Defined benefit plans, also known as traditional pensions, promise a specific monthly benefit at retirement, typically based on your salary and years of service. The employer bears the investment risk and is responsible for funding the plan. Defined contribution plans, like 401(k)s, specify the contributions made by you and/or your employer, but the final benefit depends on the performance of the investments you choose. In these plans, you bear the investment risk. Defined contribution plans are more common in the private sector today, while defined benefit plans are more prevalent in the public sector.
How much should I contribute to my retirement plan?
Financial experts generally recommend saving 10-15% of your income for retirement, including any employer contributions. If you start saving early (in your 20s), you might be able to get away with saving a smaller percentage. If you start later, you may need to save a higher percentage to catch up. A common rule of thumb is the 15% rule: aim to save 15% of your gross income, including any employer match. If your employer matches 5%, for example, you would need to contribute 10% yourself to reach the 15% target.
What's a safe withdrawal rate in retirement?
The 4% rule is a commonly cited guideline for retirement withdrawals. This rule suggests that if you withdraw 4% of your retirement savings in the first year and then adjust that amount for inflation each subsequent year, your money should last for at least 30 years. However, this is just a guideline, and your actual safe withdrawal rate may vary based on your specific circumstances, including your portfolio allocation, life expectancy, and spending needs. Some financial planners now recommend a more flexible approach, adjusting withdrawals based on market performance and your personal situation.
How do I account for inflation in my retirement planning?
Inflation can significantly erode the purchasing power of your retirement savings over time. To account for inflation in your retirement planning, you can: 1) Use a retirement calculator that includes inflation as a variable, 2) Aim for a portfolio that includes assets that historically outpace inflation (like stocks), 3) Consider inflation-protected securities like Treasury Inflation-Protected Securities (TIPS), and 4) Plan for a withdrawal strategy that increases your income over time to keep up with inflation. A common approach is to assume an average inflation rate of 2-3% per year in your calculations.
What happens to my pension if I change jobs?

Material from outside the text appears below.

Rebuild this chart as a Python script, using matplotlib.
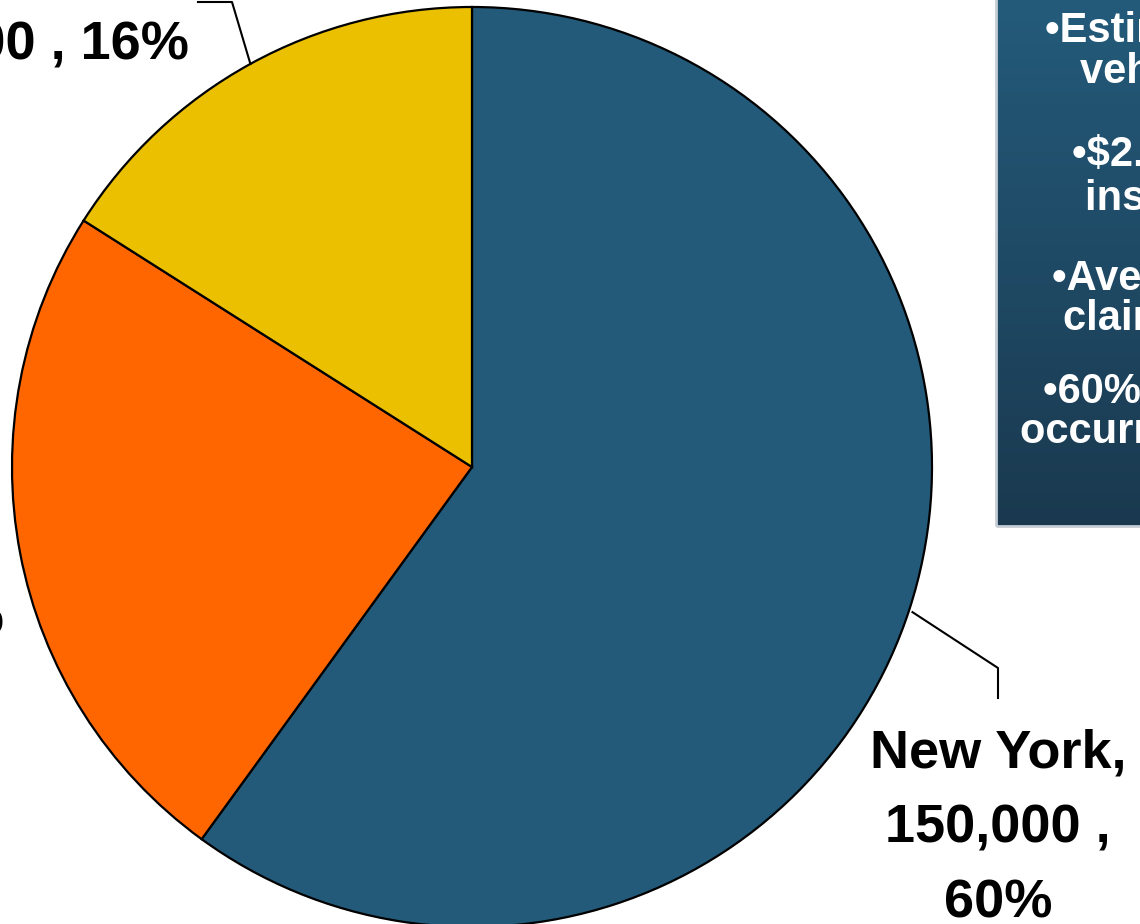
import numpy as np
import matplotlib.pyplot as plt
from matplotlib.patches import Rectangle

plt.rcParams['font.family'] = ['Liberation Sans', 'DejaVu Sans']

# claims by state
states = ['New York', 'New Jersey', 'Connecticut']
claims = [150000, 60000, 40000]
colors = ['#235A7A', '#FF6600', '#EBC000']

# side panel text, one entry per line
notes = ['\u2022Estimated 250,000', 'vehicles damaged',
         '\u2022$2.6 billion in', 'insured losses',
         '\u2022Average of $10,400 per', 'claim filed',
         '\u202260% of losses', 'occurred in New York']

W, H = 1140, 924

fig = plt.figure(figsize=(W / 100, H / 100), dpi=100)
ax = fig.add_axes([0, 0, 1, 1])

cx, cy, r = 472, H - 467, 460
wedges, _ = ax.pie(claims, colors=colors, startangle=90, counterclock=False,
                   center=(cx, cy), radius=r,
                   wedgeprops=dict(edgecolor='black', linewidth=1.6))

ax.set_xlim(0, W)
ax.set_ylim(0, H)
ax.set_aspect('equal')
ax.axis('off')

total = sum(claims)
pcts = [round(100 * v / total) for v in claims]

def edge_point(w):
    ang = np.deg2rad((w.theta1 + w.theta2) / 2)
    return cx + r * np.cos(ang), cy + r * np.sin(ang)

lab_kw = dict(fontsize=39, fontweight='bold', color='black',
              multialignment='center', linespacing=1.65)

# New York - leader bends down to the label below right
x0, y0 = edge_point(wedges[0])
ax.plot([x0 + 3, 998, 998], [y0 - 3, H - 668, H - 698], color='black', lw=1.5)
ax.text(998, H - 918, f'{states[0]},\n{claims[0]:,} ,\n{pcts[0]}%',
        ha='center', va='baseline', **lab_kw)

# second slice - label sits off to the left
ax.text(4, H - 633, f'{states[1]},\n{claims[1]:,} , {pcts[1]}%',
        ha='right', va='baseline', **lab_kw)

# third slice - leader up and to the left
x2, y2 = edge_point(wedges[2])
ax.plot([x2, 232, 198], [y2, H - 2, H - 2], color='black', lw=1.5)
ax.text(193, H - 60, f'{states[2]},\n{claims[2]:,} , {pcts[2]}%',
        ha='right', va='baseline', **lab_kw)

# notes panel with vertical gradient
bx0, bx1, by0 = 996, W + 20, H - 526
grad = np.linspace(0, 1, 256)[:, None]
top = np.array([0x24, 0x5B, 0x7B]) / 255
bot = np.array([0x1A, 0x39, 0x4F]) / 255
img = top[None, None, :] * (1 - grad[:, :, None]) + bot[None, None, :] * grad[:, :, None]
ax.imshow(img, extent=[bx0, bx1, by0, H + 5], origin='upper', aspect='auto', zorder=3)
ax.add_patch(Rectangle((bx0, by0), bx1 - bx0, H + 10 - by0, facecolor='none',
                       edgecolor='#C5CDD5', lw=2, zorder=4))
ax.set_xlim(0, W)
ax.set_ylim(0, H)

note_x = [1045, 1080, 1072, 1085, 1052, 1063, 1043, 1020]
note_y = [42, 83, 166, 210, 290, 330, 403, 443]
for txt, x, y in zip(notes, note_x, note_y):
    ax.text(x, H - y, txt, ha='left', va='baseline', fontsize=30,
            fontweight='bold', color='white', zorder=5)

fig.savefig('out.png', dpi=100)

What happens to your pension when you change jobs depends on the type of plan. For defined contribution plans like 401(k)s, you typically have several options: 1) Leave the money in your former employer's plan (if allowed), 2) Roll over the balance to your new employer's plan (if available), 3) Roll over the balance to an Individual Retirement Account (IRA), or 4) Take a lump-sum distribution (though this may have tax consequences and early withdrawal penalties if you're under age 59½). For defined benefit plans, you may be able to leave your accrued benefit with your former employer to receive at retirement, or in some cases, you might be able to take a lump-sum distribution. Always check with your plan administrator and consider consulting a financial advisor before making decisions about your pension when changing jobs.
How do taxes affect my retirement pension?
Taxes can have a significant impact on your retirement pension. Contributions to traditional 401(k)s and similar plans are typically made with pre-tax dollars, reducing your taxable income in the year you make the contributions. However, withdrawals in retirement are taxed as ordinary income. Roth 401(k)s and Roth IRAs work differently: contributions are made with after-tax dollars, but qualified withdrawals in retirement are tax-free. Social Security benefits may also be partially taxable depending on your income in retirement. Some states also tax pension income, while others don't. It's important to consider the tax implications of your retirement income sources when planning your withdrawal strategy. Consulting with a tax professional can help you optimize your retirement income to minimize taxes.